I have been benchmarking some fast numerical code on various compilers recently and was struck by a systematic variation in the speed with certain compilers at maximum optimisation -O2 and AVX/AVX2 code generation. I have narrowed some of it down to a curious behaviour than sets the fastest code generators apart from the rest.
Namely that with AVX code generation enabled and -O2 Clang and ICX will inline calls to fminf/fmin
as minss
whereas the rest of the pack GCC, ICC and MSVC stubbornly continue to call fminf
. They all quite happily inline fabsf/fabs
OK.
The code for an MRE is below and if I have done it right this is a link to it on Godbolt where you can try it on various compilers. Clang and Intel's ICX seem to inline it going as far back as I could find compilers to test.
#include <math.h>
#include <stdio.h>
#include <stdlib.h>
int main()
{
float y, x = 2.0;
y = 10*rand()-5;
y = fabs(y);
if (x < y) y = x;
printf("%g", y);
y = 10 * rand();
y = fminf(x,y);
printf("%g", y);
}
A summary table is as follows:
Compiler | inline fminf |
---|---|
GCC 13.2 | no |
ICC latest | no |
MSVC 2022 x64 | no |
CLANG 17.0.1 | yes |
ICX | yes |
fmin
and fmax
appear in quite a lot of numerical optimisation code so the slow down can be fairly significant. It can be worked around by defining macros FMIN
and FMAX
once you know. It would be nice if the other compilers inlined it though.

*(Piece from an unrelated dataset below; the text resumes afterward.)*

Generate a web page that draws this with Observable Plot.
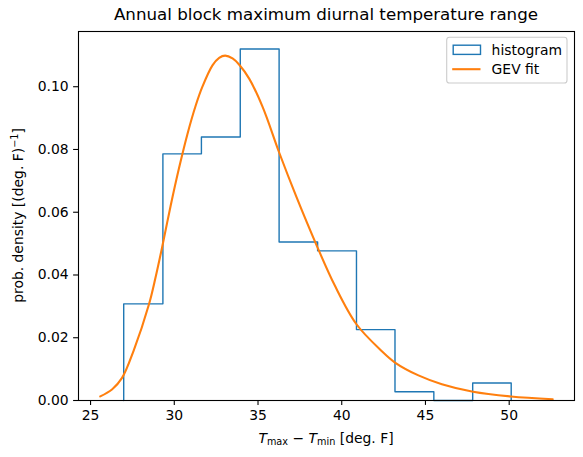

I can't think of any reason why this particular optimisation is missing in some compilers... does anyone have an explanation? fabs
is a more complex case and that does inline in all of them.
The basic issue is that the minss
instruction does not do the same thing as the fminf
function if the second operand is NaN, so a call to fminf
cannot be safely replaced by (just) that instruction.
You can use -ffast-math
to enable optimizations that may not be strictly IEEE correct (particularly in the presence of NaNs like this).